It is an odd thing to begin this new blog.
The space is beginning to feel a little bit like home, but I know it can never be the same. I am not as blind as I once was to the frailties and harsh tendencies of humanity. Yet, I am drawn to be more loving now than I have ever been before. I want to wrap all the hurting — all the damaged and downtrodden souls, all the lonely and forgotten — I want to wrap them all in the loving embrace of kindness… of Love made real.
It is a paradox of sorts I suppose.
After knowing firsthand the harshness that passes itself as truth and right, after seeing what lovelessness is like — you would think the natural reaction would be to protect my soul, to hide away from humanity and shelter myself in the arms of those I know I can trust. That would be understandable… and probably expected.
For a period of time, that’s what I wanted my response to be. I thought it would be the wisest and safest thing for my family if we kept our souls hidden from anything “outside” our known sphere. There was nothing to be gained from putting our hearts and minds in harms way.
But we never really had the chance to completely quarantine ourselves from humanity. We became involved too quickly with helping others — reaching out to those in need of kindness in one way or another, being part of our little country parish, sharing a smile with someone in our little town, living in community with our extended family. And so we began healing without even realizing it… and I find myself where I am now — in this state of wanting to love everyone in spirit and in truth. I want to be the “expression of God’s kindness” to the souls I meet — even if I’m still carrying some anxiety about how they may hurt me.
“It’s in giving that we receive,” as St. Francis’ prayer says… how true.
We’ve been studying with the Lay Missionaries of Charity (the lay order connected to Mother Teresa’s Missionaries of Charity) for quite awhile now, and today we received the revised version of the Statutes and Way of Life. The section on prayer has been really encouraging so far:
“We need to set ourselves again and again on the way of prayer. We shall not wait until we feel the need of it.
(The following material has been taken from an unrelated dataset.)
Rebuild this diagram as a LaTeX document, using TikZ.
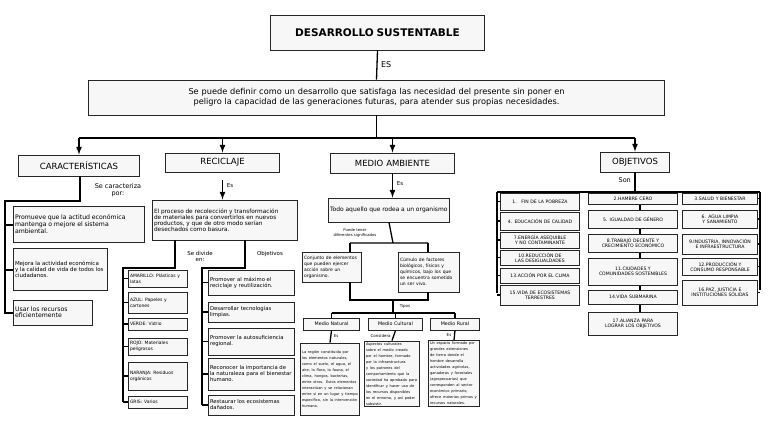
\documentclass[tikz,border=0pt]{standalone}
\usepackage{fontspec}
\setmainfont{DejaVu Sans}
\hyphenpenalty=10000
\exhyphenpenalty=10000
\begin{document}
\begin{tikzpicture}[x=1pt,y=-1pt,
  bx/.style={draw=black!85,line width=0.9pt,fill=black!3,inner sep=1.5pt,align=left,font=\fontsize{5.2}{6}\selectfont},
  hd/.style={bx,align=center,font=\fontsize{8.5}{10}\selectfont},
  ob/.style={bx,align=center,font=\fontsize{4.6}{5.2}\selectfont},
  ln/.style={line width=1.3pt},
  ar/.style={line width=1.6pt,-latex},
  lab/.style={font=\fontsize{5.5}{6}\selectfont,align=center,inner sep=0.5pt}]
\useasboundingbox (0,0) rectangle (768,431);
\newcommand\bx[7][bx]{\pgfmathsetmacro\tw{#5-#3-4}\pgfmathsetmacro\mh{#6-#4}%
  \node[#1,text width=\tw pt,minimum height=\mh pt] (#2) at ({(#3+#5)/2},{(#4+#6)/2}) {\hyphenpenalty=10000\relax #7};}
% title
\bx[hd]{t}{270}{15}{485}{50}{\fontsize{10.5}{12}\selectfont\bfseries DESARROLLO SUSTENTABLE}
\bx[hd]{d}{88}{80}{665}{115}{\fontsize{8.2}{11}\selectfont Se puede definir como un desarrollo que satisfaga las necesidad del presente sin poner en peligro la capacidad de las generaciones futuras, para atender sus propias necesidades.}
\draw[ln] (t.south) -- (d.north) node[lab,pos=0.5,right=3pt,font=\fontsize{8}{9}\selectfont]{ES};
\bx[hd]{c}{18}{155}{140}{176}{CARACTERÍSTICAS}
\bx[hd]{r}{165}{153}{280}{172}{RECICLAJE}
\bx[hd]{m}{330}{153}{455}{173}{MEDIO AMBIENTE}
\bx[hd]{o}{600}{152}{670}{172}{OBJETIVOS}
\coordinate (h) at (d.south|-0,138);
\draw[ln] (d.south) -- (h);
\draw[ln] (c.north|-h) -- (o.north|-h);
\foreach \n in {c,r,m,o} \draw[ar] (\n.north|-h) -- (\n.north);
% caracteristicas
\bx{c1}{13}{206}{145}{242}{\fontsize{6.2}{7.5}\selectfont Promueve que la actitud económica mantenga o mejore el sistema ambiental.}
\bx{c2}{13}{248}{108}{290}{\fontsize{5.5}{6.6}\selectfont Mejora la actividad económica y la calidad de vida de todos los ciudadanos.}
\bx{c3}{13}{300}{93}{325}{\fontsize{6.2}{7.5}\selectfont Usar los recursos eficientemente}
\coordinate (cj) at (80,201);
\draw[ln] (c.south-|cj) -- (cj) -- (5,201) -- (5,313) -- (c3.west|-0,313);
\draw[ln] (5,225) -- (c1.west|-0,225);
\draw[ln] (5,270) -- (c2.west|-0,270);
\node[lab,font=\fontsize{6.5}{7}\selectfont] at (118,190) {Se caracteriza\\por:};
% reciclaje
\bx{rd}{152}{200}{298}{240}{\fontsize{5.8}{6.7}\selectfont El proceso de recolección y transformación de materiales para convertirlos en nuevos productos, y que de otro modo serían desechados como basura.}
\draw[ar] (r.south|-0,180) -- (r.south|-rd.north) node[lab,pos=0.3,right=3pt]{Es};
\foreach \i/\a/\b/\t in {1/270/287/{AMARILLO: Plásticos y latas},2/292/313/{AZUL: Papeles y cartones},3/318/330/{VERDE: Vidrio},4/338/355/{ROJO: Materiales peligrosos},5/362/390/{NARANJA: Residuos orgánicos},6/396/408/{GRIS: Varios}}
  {\bx{k\i}{128}{\a}{188}{\b}{\fontsize{4.5}{5.5}\selectfont\t}\draw[ln] (123,{(\a+\b)/2}) -- (k\i.west|-0,{(\a+\b)/2});}
\foreach \i/\a/\b/\t in {1/270/295/{Promover al máximo el reciclaje y reutilización.},2/302/322/{Desarrollar tecnologías limpias.},3/328/355/{Promover la autosuficiencia regional.},4/358/390/{Reconocer la importancia de la naturaleza para el bienestar humano.},5/395/415/{Restaurar los ecosistemas dañados.}}
  {\bx{g\i}{208}{\a}{295}{\b}{\fontsize{5.3}{6.3}\selectfont\t}\draw[ln] (202,{(\a+\b)/2}) -- (g\i.west|-0,{(\a+\b)/2});}
\draw[ln] (rd.south-|175,0) -- (175,268) -- (123,268) -- (123,402);
\draw[ln] (rd.south-|245,0) -- (245,268) -- (202,268) -- (202,405);
\node[lab] at (200,256) {Se divide\\en:};
\node[lab] at (270,254) {Objetivos};
% medio ambiente
\bx{md}{328}{198}{450}{222}{\fontsize{6}{7}\selectfont Todo aquello que rodea a un organismo}
\draw[ar] (m.south) -- (m.south|-md.north) node[lab,pos=0.4,right=3pt]{Es};
\bx{m1}{302}{252}{362}{282}{\fontsize{4.5}{5.4}\selectfont Conjunto de elementos que pueden ejercer acción sobre un organismo.}
\bx{m2}{398}{252}{460}{292}{\fontsize{4.5}{5.4}\selectfont Cúmulo de factores biológicos, físicos y químicos, bajo los que se encuentra sometido un ser vivo.}
\draw[ln] (md.south) -- (393,243) (350,243) -- (428,243);
\draw[ln] (350,243) -- (350,252) (428,243) -- (428,252);
\draw[ln] (350,282) -- (350,300) -- (428,300) -- (428,292);
\draw[ln] (393,300) -- (393,313);
\node[lab,font=\fontsize{3.8}{4.3}\selectfont] at (355,233) {Puede tener\\diferentes significados};
\node[lab,font=\fontsize{4}{5}\selectfont] at (405,306) {Tipos};
\bx[ob]{n1}{303}{318}{360}{330}{\fontsize{4.8}{5.5}\selectfont Medio Natural}
\bx[ob]{n2}{368}{318}{423}{330}{\fontsize{4.8}{5.5}\selectfont Medio Cultural}
\bx[ob]{n3}{430}{318}{480}{330}{\fontsize{4.8}{5.5}\selectfont Medio Rural}
\draw[ln] (n1.north|-0,313) -- (n3.north|-0,313);
\foreach \n in {n1,n2,n3} \draw[ln] (\n.north|-0,313) -- (\n.north);
\bx[bx]{b1}{300}{343}{360}{415}{\fontsize{3.6}{4.3}\selectfont La región constituida por los elementos naturales, como el suelo, el agua, el aire, la flora, la fauna, el clima, hongos, bacterias, entre otros. Estos elementos interactúan y se relacionan entre sí en un lugar y tiempo específico, sin la intervención humana.}
\bx[bx]{b2}{364}{343}{420}{405}{\fontsize{3.6}{4.3}\selectfont Aspectos culturales sobre el medio creado por el hombre, formado por la infraestructura y los patrones del comportamiento que la sociedad ha aprobado para identificar y hacer uso de los recursos disponibles en el entorno, y así poder subsistir.}
\bx[bx]{b3}{428}{343}{480}{404}{\fontsize{3.6}{4.3}\selectfont Un espacio formado por grandes extensiones de tierra donde el hombre desarrolla actividades agrícolas, ganaderas y forestales (agropecuarias) que corresponden al sector económico primario, ofrece materias primas y recursos naturales.}
\draw[ln] (n1.south) -- (b1.north) node[lab,pos=0.5,right=2pt,font=\fontsize{4}{5}\selectfont]{Es};
\draw[ln] (n2.south) -- (b2.north) node[lab,pos=0.5,left=2pt,font=\fontsize{4}{5}\selectfont]{Considera};
\draw[ln] (n3.south) -- (b3.north) node[lab,pos=0.5,left=2pt,font=\fontsize{4}{5}\selectfont]{Es};
% objetivos
\draw[ln] (o.south) -- (o.south|-0,192) node[lab,pos=0.4,left=3pt,font=\fontsize{6.5}{7}\selectfont]{Son};
\draw[ln] (497,192) -- (760,192);
\draw[ln] (497,192) -- (497,293) (760,192) -- (760,290) (640,192) -- (640,312);
\foreach \i/\a/\b/\t in {1/193/210/{1.\quad FIN DE LA POBREZA},4/212/230/{4. EDUCACIÓN DE CALIDAD},7/232/248/{7.ENERGÍA ASEQUIBLE Y NO CONTAMINANTE},10/250/265/{10.REDUCCIÓN DE LAS DESIGUALDADES},13/268/283/{13.ACCIÓN POR EL CLIMA},15/285/305/{15.VIDA DE ECOSISTEMAS TERRESTRES}}
  {\bx[ob]{s\i}{500}{\a}{580}{\b}{\t}\draw[ln] (497,{(\a+\b)/2}) -- (s\i.west|-0,{(\a+\b)/2});}
\foreach \i/\a/\b/\t in {2/193/204/{2.HAMBRE CERO},5/210/228/{5. IGUALDAD DE GÉNERO},8/234/252/{8.TRABAJO DECENTE Y CRECIMIENTO ECONÓMICO},11/258/285/{11.CIUDADES Y COMUNIDADES SOSTENIBLES},14/290/304/{14.VIDA SUBMARINA},17/312/335/{17.ALIANZA PARA LOGRAR LOS OBJETIVOS}}
  {\bx[ob]{s\i}{588}{\a}{678}{\b}{\t}}
\foreach \i/\a/\b/\t in {3/193/204/{3.SALUD Y BIENESTAR},6/210/228/{6. AGUA LIMPIA Y SANAMIENTO},9/234/254/{9.INDUSTRIA, INNOVACIÓN E INFRAESTRUCTURA},12/258/275/{12.PRODUCCIÓN Y CONSUMO RESPONSABLE},16/280/305/{16.PAZ, JUSTICIA E INSTITUCIONES SÓLIDAS}}
  {\bx[ob]{s\i}{682}{\a}{758}{\b}{\t}\draw[ln] (760,{(\a+\b)/2}) -- (s\i.east|-0,{(\a+\b)/2});}
\end{tikzpicture}
\end{document}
Many times it is enough that we make a little effort to make a new start, the Lord will bring it to a good end… Prayer renews our life of faith, hope, and love…”
How encouraging is that?! So I will continue to persevere in my small attempts at prayer – that not only my faith and hope may be renewed, but my love as well. With prayer, I will have more love to give my hospice patients, more love to give those who come for foodboxes, more love – more kindness – to pour upon those who cross my path every day… whether family, friend, or foe. :) I may still be on high alert when it comes to interacting with people, but I can always be the loving heart they need.